One way trustees may feel more comfortable is to word the request as a ‘challenge’, rather than an ‘ask’. By focusing their requests on a specific need or campaign, they can ‘challenge’ their friends, family and colleagues to match their donation, rather than simply ‘asking’ for a gift. Of course for this to work, your trustees must be prepared to make a donation themselves.

6. Speak to Service Clubs
Some people will never feel comfortable asking for money one-on-one, but they may well be happy to present your organisation to a group of potential supporters. Giving a talk to local service clubs or interest groups is one way your trustees can help ‘GET’ donations.

To make the most of the opportunity, make sure the presentation is well prepared and includes a mixture of real stories and statistical data. Your trustee should avoid simply talking to a power-point and instead use props, images and sound to make the presentation interesting. At the end of the presentation it is important they actually ask for support and detail how people can make a donation. Make sure there are donation slips with several payment options available.

7. Host Fundraising Dinners
While your trustees may not want to take part in large fundraising events, they could hold small fundraising events of their own by hosting a dinner party for friends. Instead of asking guests to bring a plate or a bottle of wine, guests are asked to make a donation to your organisation.

It is important that information about your organisation is included with the invitation, and that your trustee provides details of how the donation should be made. Make sure the guests get a thank-you from both the trustee involved and the CEO of your organisation.

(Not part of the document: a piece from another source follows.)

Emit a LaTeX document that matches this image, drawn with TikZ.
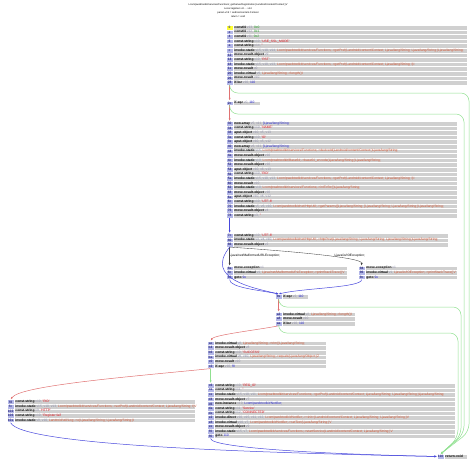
\documentclass[tikz,border=0pt]{standalone}
\usepackage{fontspec}
\setmainfont{Liberation Sans}
\usetikzlibrary{calc,arrows.meta}
\definecolor{rowgray}{HTML}{D0D0D0}
\definecolor{idxblue}{HTML}{B4B8E8}
\definecolor{idxtext}{HTML}{26267A}
\definecolor{hlyellow}{HTML}{FFFF33}
\definecolor{regx}{HTML}{8A8AA6}
\definecolor{strx}{HTML}{E01018}
\definecolor{methx}{HTML}{D2502C}
\definecolor{litx}{HTML}{22A022}
\definecolor{typx}{HTML}{2424D0}
\definecolor{edgegreen}{HTML}{90E090}
\definecolor{edgered}{HTML}{E07272}
\definecolor{edgeblue}{HTML}{4848DC}
\newcommand{\cfgfont}{\fontsize{3.3}{3.6}\selectfont}
\newcommand{\cop}[1]{\textbf{#1}}
\newcommand{\creg}[1]{\textcolor{regx}{#1}}
\newcommand{\clit}[1]{\textcolor{litx}{#1}}
\newcommand{\cstr}[1]{\textcolor{strx}{#1}}
\newcommand{\cmeth}[1]{\textcolor{methx}{#1}}
\newcommand{\ctyp}[1]{\textcolor{typx}{#1}}
\newcommand{\ctgt}[1]{\textcolor{typx}{#1}}
\tikzset{
  idxcell/.style={fill=idxblue,draw=white,line width=0.3pt,minimum width=7pt,minimum height=4.6pt,
    inner sep=0pt,font=\cfgfont\bfseries,text=idxtext,anchor=north west},
  codecell/.style={fill=rowgray,draw=white,line width=0.3pt,inner xsep=1pt,inner ysep=0pt,
    minimum height=4.6pt,text height=2.4pt,text depth=0.7pt,font=\cfgfont,anchor=north west},
  titlenode/.style={align=center,font=\fontsize{2.5}{3.9}\selectfont,inner sep=0pt},
  exclabel/.style={font=\fontsize{3.2}{3.5}\selectfont,inner sep=0.5pt,anchor=west},
  cfgedge/.style={-{Latex[length=2.6pt,width=2pt]},line width=0.5pt},
  tedge/.style={cfgedge,edgegreen},
  fedge/.style={cfgedge,edgered},
  uedge/.style={cfgedge,edgeblue},
  xedge/.style={cfgedge,black!75,line width=0.35pt}
}
% one basic block: name, left x, top y, width, rows index/text
\newcommand{\cfgblock}[5]{%
  \pgfmathsetmacro{\cw}{#4-9}
  \foreach [count=\n] \ix/\tx in {#5}{
    \node[idxcell] (#1-\n) at (#2,{-#3-(\n-1)*4.6}) {\ix};
    \node[codecell] (#1-\n-code) at (#1-\n.north east) {\makebox[\cw pt][l]{\tx}};
  }
}

\begin{document}
\begin{tikzpicture}[x=1pt,y=1pt]
\useasboundingbox (0,0) rectangle (474,-467);
\node[titlenode] (title) at (238,-10.9) {Lcom/pwebtoolkit/services/Functions; getServerRegistration (Landroid/content/Context;)V\\
  Local registers v0 ... v14\\ param v15 = android.content.Context\\ return = void};

% basic blocks
\cfgblock{b1}{226}{25}{241}{
  0/{\cop{const/4} \creg{v13,} \clit{0x0}},
  2/{\cop{const/4} \creg{v12,} \clit{0x1}},
  4/{\cop{const/4} \creg{v11,} \clit{0x2}},
  6/{\cop{const-string} \creg{v10,} \cstr{'USE\_SSL\_MODE'}},
  a/{\cop{const-string} \creg{v14,} \cstr{''}},
  c/{\cop{invoke-static} \creg{v15, v10, v14,} \cmeth{Lcom/pwebtoolkit/services/Functions;->getPref(Landroid/content/Context; Ljava/lang/String; Ljava/lang/String;)Ljava/lang/String;}},
  12/{\cop{move-result-object} \creg{v9}},
  14/{\cop{const-string} \creg{v10,} \cstr{'RST'}},
  18/{\cop{invoke-static} \creg{v15, v10, v13,} \cmeth{Lcom/pwebtoolkit/services/Functions;->getPref(Landroid/content/Context; Ljava/lang/String; I)I}},
  1e/{\cop{move-result} \creg{v0}},
  20/{\cop{invoke-virtual} \creg{v9,} \cmeth{Ljava/lang/String;->length()I}},
  26/{\cop{move-result} \creg{v10}},
  28/{\cop{if-lez} \creg{v10,} \ctgt{110}}}
\node[idxcell,fill=hlyellow] (b1-first) at (b1-1.north west) {0};
\cfgblock{b2}{226}{100.5}{34}{
  2c/{\cop{if-eqz} \creg{v0,} \ctgt{110}}}
\cfgblock{b3}{226}{121}{231}{
  30/{\cop{new-array} \creg{v5, v11,} \ctyp{[Ljava/lang/String;}},
  34/{\cop{const-string} \creg{v10,} \cstr{'NAME'}},
  38/{\cop{aput-object} \creg{v10, v5, v13}},
  3a/{\cop{const-string} \creg{v10,} \cstr{'ID'}},
  3e/{\cop{aput-object} \creg{v10, v5, v12}},
  40/{\cop{new-array} \creg{v6, v11,} \ctyp{[Ljava/lang/String;}},
  44/{\cop{invoke-static} \creg{v15,} \cmeth{Lcom/pwebtoolkit/services/Functions;->deviceId(Landroid/content/Context;)Ljava/lang/String;}},
  4a/{\cop{move-result-object} \creg{v10}},
  4c/{\cop{invoke-static} \creg{v10,} \cmeth{Lcom/pwebtoolkit/Base64;->base64\_encode(Ljava/lang/String;)Ljava/lang/String;}},
  52/{\cop{move-result-object} \creg{v10}},
  54/{\cop{aput-object} \creg{v10, v6, v13}},
  56/{\cop{const-string} \creg{v10,} \cstr{'RID'}},
  5a/{\cop{invoke-static} \creg{v15, v10, v13,} \cmeth{Lcom/pwebtoolkit/services/Functions;->getPref(Landroid/content/Context; Ljava/lang/String; I)I}},
  60/{\cop{move-result} \creg{v10}},
  62/{\cop{invoke-static} \creg{v10,} \cmeth{Lcom/pwebtoolkit/services/Functions;->intToStr(I)Ljava/lang/String;}},
  68/{\cop{move-result-object} \creg{v10}},
  6a/{\cop{aput-object} \creg{v10, v6, v12}},
  6c/{\cop{const-string} \creg{v10,} \cstr{'UTF-8'}},
  70/{\cop{invoke-static} \creg{v5, v6, v10,} \cmeth{Lcom/pwebtoolkit/net/HttpUtil;->getParams([Ljava/lang/String; [Ljava/lang/String; Ljava/lang/String;)Ljava/lang/String;}},
  76/{\cop{move-result-object} \creg{v4}},
  78/{\cop{const-string} \creg{v3,} \cstr{''}}}
\cfgblock{b4}{226}{233}{222}{
  7c/{\cop{const-string} \creg{v10,} \cstr{'UTF-8'}},
  80/{\cop{invoke-static} \creg{v3, v4, v10,} \cmeth{Lcom/pwebtoolkit/net/HttpUtil;->httpPost(Ljava/lang/String; Ljava/lang/String; Ljava/lang/String;)Ljava/lang/String;}},
  86/{\cop{move-result-object} \creg{v2}}}
\cfgblock{bmal}{226}{265.5}{121}{
  8a/{\cop{move-exception} \creg{v1}},
  8c/{\cop{invoke-virtual} \creg{v1,} \cmeth{Ljava/net/MalformedURLException;->printStackTrace()V}},
  92/{\cop{goto} \ctgt{9e}}}
\cfgblock{bio}{358}{265.5}{99}{
  94/{\cop{move-exception} \creg{v1}},
  96/{\cop{invoke-virtual} \creg{v1,} \cmeth{Ljava/io/IOException;->printStackTrace()V}},
  9c/{\cop{goto} \ctgt{9e}}}
\cfgblock{b9c}{275}{294}{33}{
  9e/{\cop{if-eqz} \creg{v2,} \ctgt{110}}}
\cfgblock{b94}{275}{311.7}{80}{
  a2/{\cop{invoke-virtual} \creg{v2,} \cmeth{Ljava/lang/String;->length()I}},
  a8/{\cop{move-result} \creg{v10}},
  aa/{\cop{if-lez} \creg{v10,} \ctgt{110}}}
\cfgblock{blm}{207}{340.7}{119}{
  ae/{\cop{invoke-virtual} \creg{v2,} \cmeth{Ljava/lang/String;->trim()Ljava/lang/String;}},
  b4/{\cop{move-result-object} \creg{v8}},
  b6/{\cop{const-string} \creg{v10,} \cstr{'SUCCESS'}},
  ba/{\cop{invoke-virtual} \creg{v8, v10,} \cmeth{Ljava/lang/String;->equals(Ljava/lang/Object;)Z}},
  c0/{\cop{move-result} \creg{v10}},
  c2/{\cop{if-eqz} \creg{v10,} \ctgt{f8}}}
\cfgblock{bbr}{207}{383}{248}{
  c6/{\cop{const-string} \creg{v10,} \cstr{'REG\_ID'}},
  ca/{\cop{const-string} \creg{v11,} \cstr{''}},
  ce/{\cop{invoke-static} \creg{v15, v10, v11,} \cmeth{Lcom/pwebtoolkit/services/Functions;->getPref(Landroid/content/Context; Ljava/lang/String; Ljava/lang/String;)Ljava/lang/String;}},
  d4/{\cop{move-result-object} \creg{v7}},
  d6/{\cop{new-instance} \creg{v10,} \ctyp{Lcom/pwebtoolkit/Notifier;}},
  da/{\cop{const-string} \creg{v11,} \cstr{'Service'}},
  de/{\cop{const-string} \creg{v12,} \cstr{'CONNECTED'}},
  e2/{\cop{invoke-direct} \creg{v10, v15, v11, v12,} \cmeth{Lcom/pwebtoolkit/Notifier;-><init>(Landroid/content/Context; Ljava/lang/String; Ljava/lang/String;)V}},
  e8/{\cop{invoke-virtual} \creg{v10, v7,} \cmeth{Lcom/pwebtoolkit/Notifier;->setText(Ljava/lang/String;)V}},
  ee/{\cop{move-result-object} \creg{v9}},
  f0/{\cop{invoke-static} \creg{v15, v7,} \cmeth{Lcom/pwebtoolkit/services/Functions;->startService(Landroid/content/Context; Ljava/lang/String;)V}},
  f6/{\cop{goto} \ctgt{110}}}
\cfgblock{bbl}{7}{399.4}{188}{
  f8/{\cop{const-string} \creg{v10,} \cstr{'RID'}},
  fc/{\cop{invoke-static} \creg{v15, v10, v13,} \cmeth{Lcom/pwebtoolkit/services/Functions;->setPref(Landroid/content/Context; Ljava/lang/String; I)V}},
  102/{\cop{const-string} \creg{v9,} \cstr{'HTTP'}},
  106/{\cop{const-string} \creg{v10,} \cstr{'Register fail'}},
  10a/{\cop{invoke-static} \creg{v9, v10,} \cmeth{Landroid/util/Log;->e(Ljava/lang/String; Ljava/lang/String;)I}}}
\cfgblock{bret}{437}{454}{30}{
  110/{\cop{return-void}}}

% exception labels
\node[exclabel] (lblmal) at (229,-256) {Ljava/net/MalformedURLException;};
\node[exclabel] (lblio) at (334,-256) {Ljava/io/IOException;};

% edges
\draw[fedge] (b1-13.south) -- (b2-1.north);
\draw[fedge] (b2-1.south) -- (b3-1.north);
\draw[uedge] (b3-21.south) -- (b4-1.north);
\draw[xedge] (b4-3.south) -- (bmal-1.north);
\draw[xedge] (b4-3.south) .. controls +(60,-4) and +(0,8) .. (bio-1.north);
\draw[uedge] (b4-3.south) .. controls +(-26,-32) and +(-25,6) .. (b9c-1.north);
\draw[uedge] (bmal-3.south) .. controls +(0,-8) and +(-20,4) .. (b9c-1.north);
\draw[uedge] (bio-3.south) .. controls +(0,-8) and +(25,6) .. (b9c-1.north);
\draw[fedge] (b9c-1.south) -- (b94-1.north);
\draw[fedge] (b94-3.south) .. controls +(-20,-4) and +(4,6) .. (blm-1.north);
\draw[tedge] (blm-6.south) -- (bbr-1.north);
\draw[fedge] (blm-6.south) .. controls +(-80,-8) and +(10,14) .. (bbl-1.north);
\draw[uedge] (bbl-5.south) .. controls +(10,-22) and +(-200,4) .. (bret-1.west);
\draw[uedge] (bbr-12.south) .. controls +(0,-10) and +(-100,2) .. (bret-1.west);

% green branches to the return block
\coordinate (g1t) at (469,-93);  \coordinate (g1b) at (469,-432);
\coordinate (g2t) at (464,-114); \coordinate (g2b) at (464,-434);
\coordinate (g3t) at (461,-307); \coordinate (g3b) at (461,-436);
\coordinate (g4t) at (458,-333); \coordinate (g4b) at (458,-438);
\draw[tedge,rounded corners=8pt] (b1-13.south) |- (g1t) -- (g1b) -- (bret-1.north);
\draw[tedge,rounded corners=8pt] (b2-1.south) |- (g2t) -- (g2b) -- (bret-1.north);
\draw[tedge,rounded corners=8pt] (b9c-1.south) |- (g3t) -- (g3b) -- (bret-1.north);
\draw[tedge,rounded corners=8pt] (b94-3.south) |- (g4t) -- (g4b) -- (bret-1.north);
\end{tikzpicture}
\end{document}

8. Introduce Potential Donors or Sponsors
Trustees might not be comfortable asking for money from friends, but they can make an introduction. They simply need to phone their friend or colleague, talk about their involvement with your organisation and why they think you are worthy of support. From there they ask permission to pass on their details so that you (or your fundraising manager) can get in touch. That way when you make the call, they already know who you are and have some background information about your organisation.

9. Attend Appointments
Talking to potential donors face-to-face can be scary at first, but one way to calm the nerves is to go in pairs. Your trustees can offer moral support by attending appointments with you, even if it’s you who does all the talking. The more appointments they attend, the more comfortable they will become with the asking process. In time, they may even start making requests on their own.

10. Spread the Word
A key aspect of fundraising is simply raising the profile of your organisation in the community. The more people know about you, the more credible you appear, plus people can’t make donations if they don’t know you exist. Even if your trustees really struggle with asking for money, they can still help with your fundraising efforts by actively spreading the word about your organisation.

A simple way they can get involved is by adding information about your cause to the bottom of their email signature. It could be as simple as ‘I am a trustee with ABC Organisation. We work to support children and families in the Timbucktoo community. To find out more about what we do or to make a donation, check out our website.’ This signature then reaches all of their contacts, regardless of what the email conversation is about. What a great way to open doors.

Some organisations already have great support from their trustees in all of these areas, where-as others really struggle to get Board involvement in any aspect of fundraising. Swinging that tide can be a slow and difficult task, but it’s definitely worth the effort.